According to Coumba Sow, the Sub-Regional Coordinator for Resilience for Food and Agriculture Organisation (FAO) across the region, strengthening resilience is also the top priority.
“What will help stabilise the Sahel is support for pastoralists and agro-pastoralists, during this lean season and in the future, to cope with shocks that include climate change and conflicts.”
To mitigate the impact of the immediate crisis, the three UN agencies have developed a joint response to cover food needs, protect livelihoods and address malnutrition.
They have also prepared longer-term interventions, including improving access to local food resources as well as strengthening health and social services to allow communities and countries at large, to prevent and deal with similar shocks in the future.
The UN agencies, said, however, that implementing these programmes relied on sufficient funding.
Fully funded, the WFP said its response requiring 284 million dollars would provide food and nutrition to some 3.5 million people.

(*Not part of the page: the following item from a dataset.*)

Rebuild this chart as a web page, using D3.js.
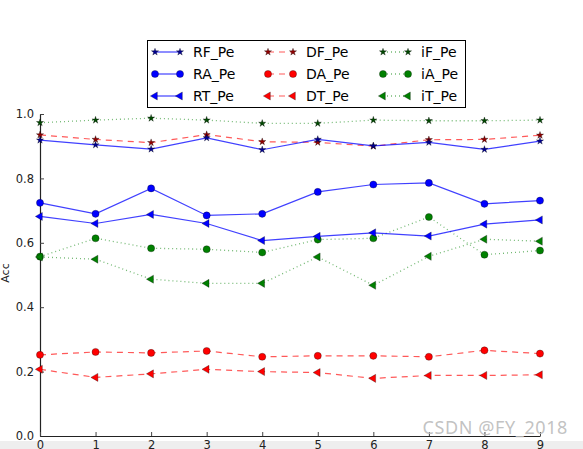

Similarly, UNICEF’s response of 264 million dollars would protect almost one million children from severe acute malnutrition and provide them access to water and sanitation facilities and education until the end of the year.
FAO said its response requiring 128 million dollars, of which 45 million dollars was urgently needed, would help the situation from further deteriorating for 2.5 million livestock and other farmers, and their families.